Bradford introduces her new Breconridge Brothers series with a story of two likeable characters who grow into love. Gus has lived her life in Julia’s shadow, but she has been content to do so, relishing the country life and her role in the household. A quiet heroine who is far removed from the “kickass heroines” beloved by many readers, Gus is nevertheless no self-abnegating pushover. She stands up for herself when she needs to do so, and she definitely has a temper. She also has an innate goodness and a loving heart. I found these qualities both credible and immensely appealing, and I’m no fan of Griselda types.
The cover copy describes Harry and his brothers as “London’s most scandalous rakes,” but the Harry readers meet early in the novel seems a rather typical male of his class and time—a bit arrogant and accustomed to the privileges of rank and wealth but basically a decent man who cares for his family and sees himself following in his father’s footsteps as a faithful husband and good parent. He rather foolishly imagines that Julia’s beauty and social status ensure that she possesses all the qualities he desires in a wife, but even his beguilement is typical. It is the accident that changes him both because it is the first time he has encountered circumstances that do not conform to how he sees himself and his place in the world and because falling in love with Gus awakens him to the qualities he truly values in a person. He certainly grows in more obvious ways than does Gus during the course of the story, but even at the beginning, his faults can be attributed to his youth rather than to his fundamental character.

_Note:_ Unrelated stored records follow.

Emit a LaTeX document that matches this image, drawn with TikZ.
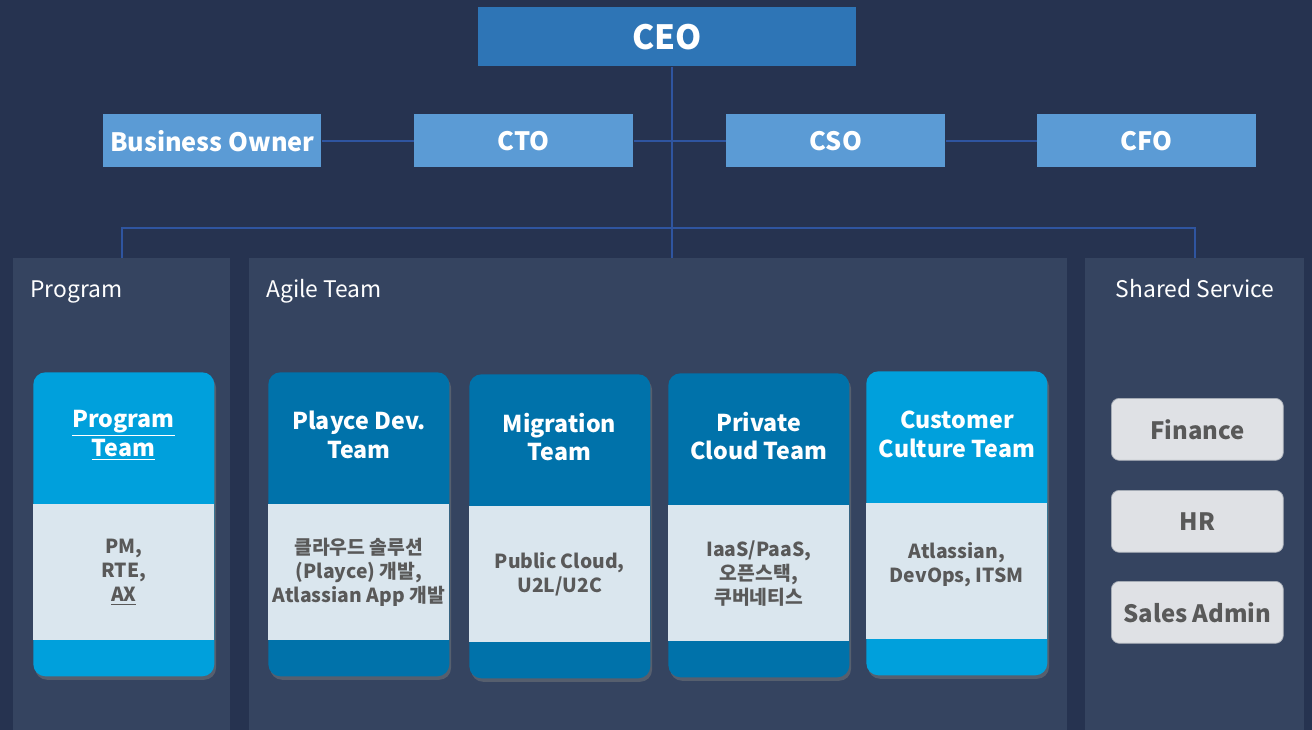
\documentclass[tikz,border=0pt]{standalone}
\usepackage{fontspec}
\setmainfont{Noto Sans CJK KR}
\usetikzlibrary{shadows}

\definecolor{bgnavy}{RGB}{38,51,80}
\definecolor{panelnavy}{RGB}{53,68,96}
\definecolor{ceoblue}{RGB}{46,117,182}
\definecolor{cxoblue}{RGB}{91,155,213}
\definecolor{linkblue}{RGB}{47,85,160}
\definecolor{lightcyan}{RGB}{0,160,220}
\definecolor{deepcyan}{RGB}{0,114,170}
\definecolor{bodyfill}{RGB}{218,230,238}
\definecolor{svcfill}{RGB}{223,225,229}
\definecolor{svcline}{RGB}{166,172,181}
\definecolor{txtgray}{RGB}{89,89,89}

\tikzset{
  chief/.style={fill=ceoblue, text=white, anchor=north west, inner sep=0pt,
    minimum width=7.56cm, minimum height=1.18cm,
    font=\bfseries\fontsize{19}{22}\selectfont},
  exec/.style={fill=cxoblue, text=white, anchor=north west, inner sep=0pt,
    minimum width=4.38cm, minimum height=1.06cm,
    font=\bfseries\fontsize{14.4}{17}\selectfont},
  link/.style={draw=linkblue, line width=1.4pt},
  panel/.style={fill=panelnavy, anchor=north west, inner sep=0pt,
    minimum height=9.44cm},
  panellabel/.style={text=white, inner sep=0pt,
    font=\fontsize{13}{16}\selectfont},
  card/.style={fill=#1, anchor=north west, inner sep=0pt,
    minimum width=3.62cm, minimum height=6.08cm, rounded corners=0.24cm,
    drop shadow={shadow xshift=1pt, shadow yshift=-2pt, opacity=0.45}},
  cardbody/.style={fill=bodyfill, text=txtgray, anchor=north west, inner sep=0pt,
    minimum width=3.62cm, minimum height=2.72cm, align=center,
    font=\bfseries\fontsize{11}{13.6}\selectfont},
  cardtitle/.style={text=white, inner sep=0pt, align=center,
    font=\bfseries\fontsize{13.2}{16.4}\selectfont},
  svc/.style={fill=svcfill, draw=svcline, line width=0.4pt, text=txtgray,
    anchor=north west, inner sep=0pt, rounded corners=0.16cm,
    minimum width=3.44cm, minimum height=1.24cm,
    font=\bfseries\fontsize{13.6}{17}\selectfont}
}

\begin{document}
\begin{tikzpicture}[x=0.02cm, y=-0.02cm]
  \fill[bgnavy] (0,0) rectangle (1312,730);
  \useasboundingbox (0,0) rectangle (1312,730);

  % executives
  \node[chief] (ceo) at (478,7) {CEO};
  \node[exec, minimum width=4.36cm] (bo) at (103,114) {Business Owner};
  \node[exec] (cto) at (414,114) {CTO};
  \node[exec] (cso) at (726,114) {CSO};
  \node[exec] (cfo) at (1037,114) {CFO};

  % groups
  \node[panel, minimum width=4.34cm] (prog) at (13,258) {};
  \node[panel, minimum width=16.36cm] (agile) at (249,258) {};
  \node[panel, minimum width=4.38cm] (shared) at (1085,258) {};
  \node[panellabel, anchor=base west] (proglbl) at (30,297) {Program};
  \node[panellabel, anchor=base west] (agilelbl) at (266,297) {Agile Team};
  \node[panellabel, anchor=base] (sharedlbl) at (1195,297) {Shared Service};

  % connectors
  \coordinate (hub) at (672,228);
  \draw[link] (hub |- ceo.south) -- (hub |- agile.north);
  \draw[link] (bo) -- (cto);
  \draw[link] (cto) -- (cso);
  \draw[link] (cso) -- (cfo);
  \draw[link] (prog.north) |- (hub) -| (shared.north);

  % team cards
  \node[card=lightcyan] (progcard) at (33,372) {};
  \node[cardbody] (progbody) at (33,504) {PM,\\RTE,\\\underline{AX}};
  \node[cardtitle] (progtitle) at (123.5,435) {\underline{Program}\\\underline{Team}};

  \node[card=deepcyan] (playcard) at (268,372) {};
  \node[cardbody] (playbody) at (268,504) {클라우드 솔루션\\(Playce) 개발,\\Atlassian App 개발};
  \node[cardtitle] (playtitle) at (359,435) {Playce Dev.\\Team};

  \node[card=deepcyan] (migcard) at (469,374) {};
  \node[cardbody] (migbody) at (469,506) {Public Cloud,\\U2L/U2C};
  \node[cardtitle] (migtitle) at (559.5,437) {Migration\\Team};

  \node[card=deepcyan] (privcard) at (668,373) {};
  \node[cardbody] (privbody) at (668,505) {IaaS/PaaS,\\오픈스택,\\쿠버네티스};
  \node[cardtitle] (privtitle) at (758.5,436) {Private\\Cloud Team};

  \node[card=lightcyan] (custcard) at (866,371) {};
  \node[cardbody] (custbody) at (866,503) {Atlassian,\\DevOps, ITSM\\[-4pt]};
  \node[cardtitle] (custtitle) at (957,434) {Customer\\Culture Team};

  % shared services
  \node[svc] (finance) at (1111,398) {Finance};
  \node[svc] (hr) at (1111,490) {HR};
  \node[svc] (sales) at (1111,581) {Sales Admin};
\end{tikzpicture}
\end{document}
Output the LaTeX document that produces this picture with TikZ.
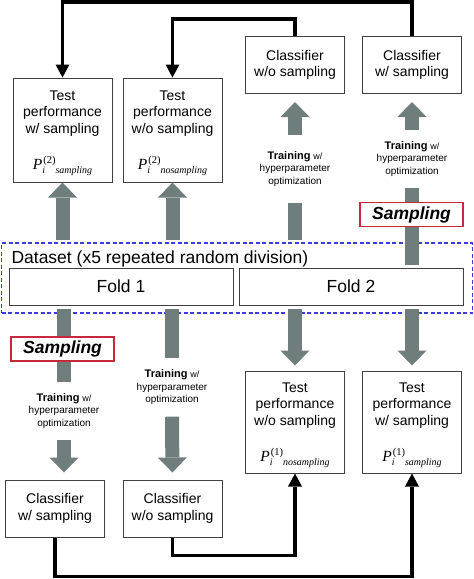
\documentclass[tikz,border=0pt]{standalone}
\usepackage{fontspec}
\setmainfont{Liberation Sans}
\newfontfamily\serifit{Liberation Serif}
\usetikzlibrary{positioning,arrows.meta}
\definecolor{shaftgray}{RGB}{112,125,125}
\definecolor{dsblue}{RGB}{60,60,215}
\definecolor{sampred}{RGB}{200,40,60}
\newcommand{\perfidx}[2]{{\serifit\itshape\fontsize{15.5}{16}\selectfont P\rlap{\raisebox{-4.5pt}[0pt][0pt]{\fontsize{10}{10}\selectfont i}}\kern1pt\raisebox{6pt}{\upshape\fontsize{10.5}{10}\selectfont(#1)}\raisebox{-4.5pt}[0pt][0pt]{\fontsize{10}{10}\selectfont #2}}}
\newcommand{\trainlabel}{\textbf{\fontsize{11}{12.5}\selectfont Training} {\fontsize{9}{9}\selectfont w/}\\hyperparameter\\optimization}
\tikzset{
  every node/.style={font=\fontsize{14}{16.7}\selectfont, align=center},
  box/.style={draw=black!75, line width=1pt, fill=white, inner sep=0pt},
  testbox/.style={box, minimum width=99pt, minimum height=104pt},
  clfbox/.style={box, minimum width=99pt, minimum height=57pt},
  foldbox/.style={box, minimum width=224pt, minimum height=37pt, font=\fontsize{17.5}{20}\selectfont},
  sampbox/.style={draw=sampred, line width=1.3pt, fill=white, minimum width=103pt, minimum height=24pt, inner sep=0pt, font=\fontsize{17.5}{20}\selectfont\bfseries\itshape},
  trainlbl/.style={font=\fontsize{10}{12.5}\selectfont, minimum height=58pt, inner sep=0pt},
  shaft/.style={draw=shaftgray, line width=14pt},
  fat/.style={shaft, -{Triangle[length=15pt, width=29pt, line width=0pt]}},
  link/.style={line width=3.5pt, -{Triangle[length=13pt, width=14pt, line width=0pt]}},
}
\begin{document}
\begin{tikzpicture}[x=1pt, y=-1pt]
\useasboundingbox (0,0) rectangle (474,579);
% dataset and folds
\node[draw=dsblue, dashed, dash pattern=on 4pt off 2.5pt, line width=1.2pt, minimum width=471pt, minimum height=70pt] (dataset) at (237,278) {};
\node[anchor=base west, font=\fontsize{17.5}{20}\selectfont] (dslbl) at (8,263) {Dataset (x5 repeated random division)};
\node[foldbox] (fold1) at (121,286.5) {Fold 1};
\node[foldbox, right=5pt of fold1] (fold2) {Fold 2};
\coordinate (dstop) at (0,240);
\coordinate (dsmid) at (0,265);
\coordinate (dsbot) at (0,309);

% upper half: trained on fold 2, tested on fold 1
\node[testbox] (test2w) at (62.5,130) {Test\\performance\\w/ sampling\\[19pt]\perfidx{2}{sampling}};
\node[testbox, right=10pt of test2w] (test2n) {Test\\performance\\w/o sampling\\[19pt]\perfidx{2}{nosampling}};
\node[clfbox] (clf2n) at (295,65) {Classifier\\w/o sampling};
\node[clfbox] (clf2w) at (412,65) {Classifier\\w/ sampling};
\node[trainlbl, minimum height=68pt] (train2n) at (295,169) {\trainlabel};
\node[trainlbl] (train2w) at (412,159) {\trainlabel};

% lower half: trained on fold 1, tested on fold 2
\node[clfbox] (clf1w) at (55,508.5) {Classifier\\w/ sampling};
\node[clfbox] (clf1n) at (172.5,508.5) {Classifier\\w/o sampling};
\node[testbox, minimum height=102pt] (test1n) at (295,422) {Test\\performance\\w/o sampling\\[19pt]\perfidx{1}{nosampling}};
\node[testbox, minimum height=102pt] (test1w) at (412,422) {Test\\performance\\w/ sampling\\[19pt]\perfidx{1}{sampling}};
\node[trainlbl] (train1w) at (64,411) {\trainlabel};
\node[trainlbl] (train1n) at (172,387.5) {\trainlabel};

% gray arrows
\draw[fat] (test2w.south |- dstop) -- (test2w.south);
\draw[fat] (test2n.south |- dstop) -- (test2n.south);
\draw[shaft] (train2n.south |- dstop) -- (train2n.south);
\draw[fat, shorten >=8pt] (train2n.north) -- (clf2n.south);
\draw[shaft] (train2w.south |- dsmid) -- (train2w.south);
\draw[fat, shorten >=8pt] (train2w.north) -- (clf2w.south);
\draw[shaft] (train1w.north |- dsbot) -- (train1w.north);
\draw[fat, shorten >=7pt] (train1w.south) -- (train1w.south |- clf1w.north);
\draw[shaft] (train1n.north |- dsbot) -- (train1n.north);
\draw[fat, shorten >=7pt] (train1n.south) -- (clf1n.north);
\draw[fat, shorten >=5pt] (test1n.north |- dsbot) -- (test1n.north);
\draw[fat, shorten >=5pt] (test1w.north |- dsbot) -- (test1w.north);

\node[sampbox] (samp2) at (411.5,214.5) {Sampling};
\node[sampbox] (samp1) at (62.5,349) {Sampling};

% classifiers to test sets
\draw[link] (clf2w.north) -- ++(0,-34) -| (test2w.north);
\draw[link] (clf2n.north) -- ++(0,-17) -| (test2n.north);
\draw[link] (clf1w.south) -- ++(0,39) -| (test1w.south);
\draw[link] (clf1n.south) -- ++(0,18) -| (test1n.south);
\end{tikzpicture}
\end{document}
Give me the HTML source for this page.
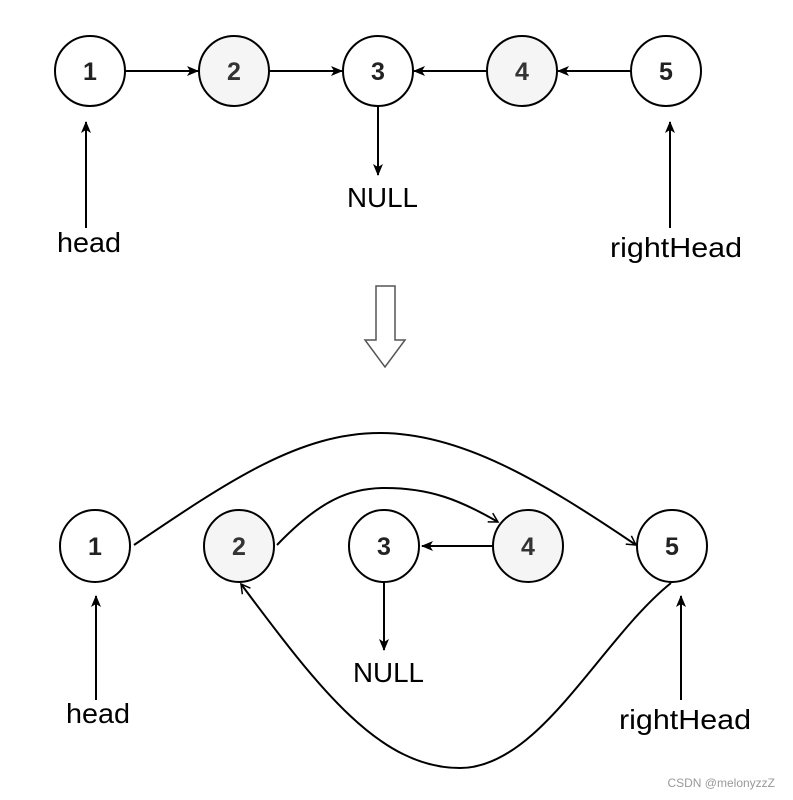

Although A Wicked Pursuit is the first book in a new series, it is loosely linked to Bradford’s previous Wylder Sisters series. Like the earlier series, this one is set in the Georgian Era. (It takes place eight years later.) The Duke of Breconridge is a secondary character in the Wylder Sisters series, and the Duke of Sheffield, Harry’s cousin and close friend and a secondary character in A Wicked Pursuit, is the hero of When the Duke Found Love (Wylder Sisters 3). I enjoy this kind of continuity; I was particularly pleased that Sheffield was accompanied by his dog.
This is not a book filled with high adventure. But if you appreciate quieter, character-driven romances, I recommend A Wicked Pursuit. The second book in the series, A Sinful Deception, featuring Breconridge’s second son, Geoff and a heroine with a secret, will be released August 26. I hope it offers glimpses of Harry and Gus’s HEA in progress. I tried to preorder it, but it is not yet available for preorder on Kindle.
I have become really irritated by the assumption in some quarters that a strong heroine has to conform to a particular image of strength. I think there is room in romance for heroines who demonstrate their strength in different ways. What is your idea of a strong heroine?